Liturgy Brisbane director Fr Tom Elich said parishes have been distributing a prayer resource to allow families to spiritually connect with the celebrations of Holy Week, which begins this Sunday, April 5 with Palm Sunday.
Families are encouraged to gather over Holy Week to pray from the resource and read the Gospel of the day.
The resource originally included an opportunity for parishioners to visit their church across Holy Week to receive concrete elements of the liturgy, including Palm Sunday palms, holy water, and to venerate the cross on Good Friday.
However with the closure of all parish churches across Brisbane, including St Stephen’s Cathedral, Fr Elich said parishioners would be unable to physically attend their parish during Holy Week.
“That’s a pity really because to maintain that connection with the parish is really quite important, but at the same time, when that’s not possible the idea is for people to take those concrete elements and do it at home with their families,” Fr Elich said.
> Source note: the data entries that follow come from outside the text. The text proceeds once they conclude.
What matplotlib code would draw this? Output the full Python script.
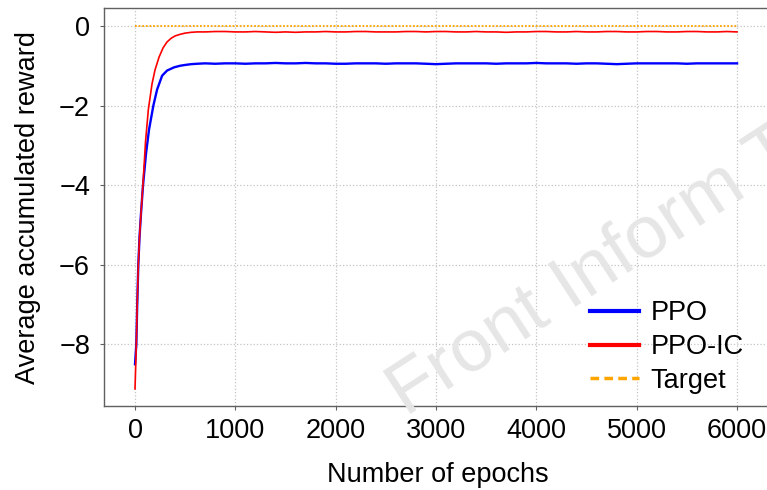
import matplotlib
matplotlib.use('Agg')
import matplotlib.pyplot as plt
from matplotlib.lines import Line2D

plt.rcParams['font.family'] = ['Liberation Sans', 'DejaVu Sans']

# PPO curve: fast transient, then plateau sampled every 100 epochs
ppo_ep = [0, 5, 13, 22, 33, 45, 60, 80, 110, 140, 183, 220, 270, 320, 390, 450, 500, 560, 620]
ppo_val = [-8.5, -8.31, -8.0, -7.0, -6.0, -5.3, -4.7, -4.0, -3.2, -2.6, -2.0, -1.6, -1.25, -1.12,
           -1.04, -1.0, -0.98, -0.96, -0.95]
ppo_plateau = [-0.94, -0.95, -0.94, -0.94, -0.95, -0.94, -0.94, -0.93, -0.94, -0.94, -0.93, -0.94,
               -0.94, -0.95, -0.95, -0.94, -0.94, -0.94, -0.95, -0.94, -0.94, -0.94, -0.95, -0.96,
               -0.95, -0.94, -0.94, -0.94, -0.94, -0.95, -0.94, -0.94, -0.94, -0.93, -0.94, -0.94,
               -0.94, -0.95, -0.94, -0.94, -0.95, -0.96, -0.95, -0.94, -0.94, -0.94, -0.94, -0.94,
               -0.95, -0.94, -0.94, -0.94, -0.94, -0.94]

# PPO-IC curve
ic_ep = [0, 5, 13, 22, 33, 45, 60, 80, 105, 133, 170, 200, 240, 280, 320, 360, 400, 450, 500, 560, 620]
ic_val = [-9.12, -8.69, -8.0, -7.0, -6.0, -5.3, -4.7, -3.95, -2.9, -2.1, -1.45, -1.1, -0.78, -0.55,
          -0.4, -0.31, -0.25, -0.21, -0.18, -0.16, -0.15]
ic_plateau = [-0.15, -0.14, -0.14, -0.15, -0.15, -0.14, -0.15, -0.16, -0.15, -0.16, -0.15, -0.15,
              -0.14, -0.15, -0.15, -0.14, -0.14, -0.15, -0.15, -0.15, -0.14, -0.14, -0.15, -0.14,
              -0.14, -0.15, -0.15, -0.14, -0.15, -0.15, -0.16, -0.15, -0.15, -0.14, -0.14, -0.15,
              -0.15, -0.14, -0.15, -0.15, -0.14, -0.14, -0.15, -0.15, -0.14, -0.14, -0.15, -0.15,
              -0.14, -0.14, -0.15, -0.15, -0.14, -0.15]
plateau_ep = list(range(700, 6001, 100))

target_ep = [0, 6000]
target_val = [0, 0]

xticks = [0, 1000, 2000, 3000, 4000, 5000, 6000]
yticks = [0, -2, -4, -6, -8]

fig = plt.figure(figsize=(7.67, 4.90), dpi=100)
ax = fig.add_axes([0.1356, 0.1714, 0.871, 0.8122])
ax.set_facecolor('none')

ax.plot(ppo_ep + plateau_ep, ppo_val + ppo_plateau, color='#0000ff', lw=1.7, zorder=3)
ax.plot(ic_ep + plateau_ep, ic_val + ic_plateau, color='#ff0000', lw=1.2, zorder=4)
ax.plot(target_ep, target_val, color='#ffa500', lw=1.3, ls=(0, (1, 1)), zorder=2)

ax.set_xlim(-309, 6349)
ax.set_ylim(-9.55, 0.45)
ax.set_xticks(xticks)
ax.set_yticks(yticks)
ax.grid(True, color='#c4c4c4', ls=':', lw=0.9)
ax.tick_params(labelsize=19.5, length=3, width=0.8, colors='#606060', labelcolor='black')
ax.tick_params(axis='x', pad=5.5)
ax.tick_params(axis='y', pad=7)
for s in ax.spines.values():
    s.set_color('#606060')
    s.set_linewidth(1.0)

ax.set_xlabel('Number of epochs', fontsize=19.5, labelpad=13)
ax.set_ylabel('Average accumulated reward', fontsize=19.5, labelpad=13)

handles = [Line2D([], [], color='#0000ff', lw=3),
           Line2D([], [], color='#ff0000', lw=3),
           Line2D([], [], color='#ffa500', lw=2.5, ls=(0, (2.5, 1.5)))]
fig.legend(handles, ['PPO', 'PPO-IC', 'Target'], loc='center left',
           bbox_to_anchor=(0.769, 0.2918), frameon=False, fontsize=19.5,
           handlelength=1.8, handletextpad=0.45, labelspacing=0.28,
           borderpad=0, borderaxespad=0)

fig.text(0.529, 0.149, 'Front Inform Technol', fontsize=54, color='#e6e6e6',
         rotation=33, rotation_mode='anchor', ha='left', va='baseline', zorder=0.5)

fig.savefig('out.png', dpi=100)
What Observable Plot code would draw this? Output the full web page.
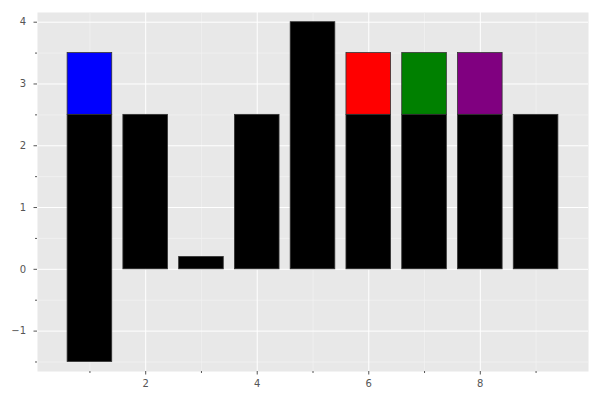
<!DOCTYPE html>
<html>
<head>
<meta charset="utf-8">
<script src="https://cdn.jsdelivr.net/npm/d3@7"></script>
<script src="https://cdn.jsdelivr.net/npm/@observablehq/plot@0.6"></script>
<style>
  html, body { margin: 0; padding: 0; background: #fff; }
  #chart svg { display: block; }
</style>
</head>
<body>
<div id="chart"></div>
<script>
const positions = [1, 2, 3, 4, 5, 6, 7, 8, 9];
const baseBottoms = [-1.5, 0, 0, 0, 0, 0, 0, 0, 0];
const baseTops = [2.5, 2.5, 0.2, 2.5, 4, 2.5, 2.5, 2.5, 2.5];
const topPositions = [1, 6, 7, 8];
const topBottoms = [2.5, 2.5, 2.5, 2.5];
const topTops = [3.5, 3.5, 3.5, 3.5];
const topColors = ["blue", "red", "green", "purple"];
const xMajorTicks = [2, 4, 6, 8];
const xMinorTicks = [1, 3, 5, 7, 9];
const yMajorTicks = [-1, 0, 1, 2, 3, 4];
const yMinorTicks = [-1.5, -0.5, 0.5, 1.5, 2.5, 3.5];
const barWidth = 0.8;

const baseBars = positions.map((p, i) => ({x: p, y1: baseBottoms[i], y2: baseTops[i]}));
const topBars = topPositions.map((p, i) => ({x: p, y1: topBottoms[i], y2: topTops[i], color: topColors[i]}));

const chart = Plot.plot({
  width: 600,
  height: 400,
  marginLeft: 37,
  marginRight: 12,
  marginTop: 12,
  marginBottom: 29,
  style: {fontFamily: "DejaVu Sans", fontSize: "10px", color: "#555", background: "#fff"},
  x: {type: "linear", domain: [0.06, 9.94]},
  y: {type: "linear", domain: [-1.654, 4.157]},
  marks: [
    Plot.frame({fill: "#E8E8E8", stroke: null}),
    Plot.gridX(xMinorTicks, {stroke: "#F2F2F2", strokeOpacity: 1, strokeWidth: 0.7}),
    Plot.gridY(yMinorTicks, {stroke: "#F2F2F2", strokeOpacity: 1, strokeWidth: 0.7}),
    Plot.gridX(xMajorTicks, {stroke: "#fff", strokeOpacity: 1, strokeWidth: 1}),
    Plot.gridY(yMajorTicks, {stroke: "#fff", strokeOpacity: 1, strokeWidth: 1}),
    Plot.rectY(topBars, {x1: d => d.x - barWidth / 2, x2: d => d.x + barWidth / 2, y1: "y1", y2: "y2", fill: d => d.color, stroke: "#333", strokeWidth: 0.8}),
    Plot.rectY(baseBars, {x1: d => d.x - barWidth / 2, x2: d => d.x + barWidth / 2, y1: "y1", y2: "y2", fill: "black", stroke: "#333", strokeWidth: 0.8}),
    Plot.axisX(xMajorTicks, {tickSize: 3.5, tickPadding: 5, stroke: "#555", fill: "#555", tickFormat: d => d.toString(), fontSize: 10}),
    Plot.axisX(xMinorTicks, {tickSize: 2, stroke: "#555", text: null}),
    Plot.axisY(yMajorTicks, {tickSize: 3.5, tickPadding: 8, stroke: "#555", fill: "#555", tickFormat: d => d < 0 ? "\u2212" + Math.abs(d) : d.toString(), fontSize: 10}),
    Plot.axisY(yMinorTicks, {tickSize: 2, stroke: "#555", text: null})
  ],
  color: {type: "identity"}
});
document.getElementById("chart").appendChild(chart);
</script>
</body>
</html>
Fr Elich encouraged families to find in their home those concrete items normally offered to a congregation during the liturgy and include them in the family’s Holy Week prayers.
“There are good things that might come out of horrible situations, and if people can learn to sit down together and say a prayer together, I think that would be a great thing,” Fr Elich said.
Fr Elich said despite the increase in views of live-stream or recorded Masses such alternatives “are still a spectator event”.
“If they sit down and read the scripture, do something together for those holy days, I think it’s much more immediate and much more helpful,” he said.
“At least the little church, the family, can come together and do it together.
“It’s like the old catch cry of Fr Peyton, ‘The family that prays together stays together’.
“It is a good thing to try to learn in a difficult time as this.”
The resource from the Archdiocese of Brisbane follows the suggestions made in an updated decree released by the Congregation for Divine Worship and the Discipline of the Sacraments in Rome on March 25.
The decree stated that since the Easter date was not transferable, it was permissible for Bishops and priests of countries that had imposed restrictions around social gatherings, including the suspension of public Masses, to celebrate the rites of Holy Week “without the presence of the people”.
It also said the faithful should be informed of the times of the celebrations, with a preference for live recordings and not pre-recorded liturgies “so that they can prayerfully unite themselves in their homes”.
Fr Elich said this Easter season would be “the weirdest and most horrible Easter I’ve spent in my entire life”.
“The liturgy is the lifeblood of every Christian,” he said.
“It’s a great pity that just at a time like this when people need spiritual support, because of the social isolation, it’s not possible to have the liturgy in a normal way.”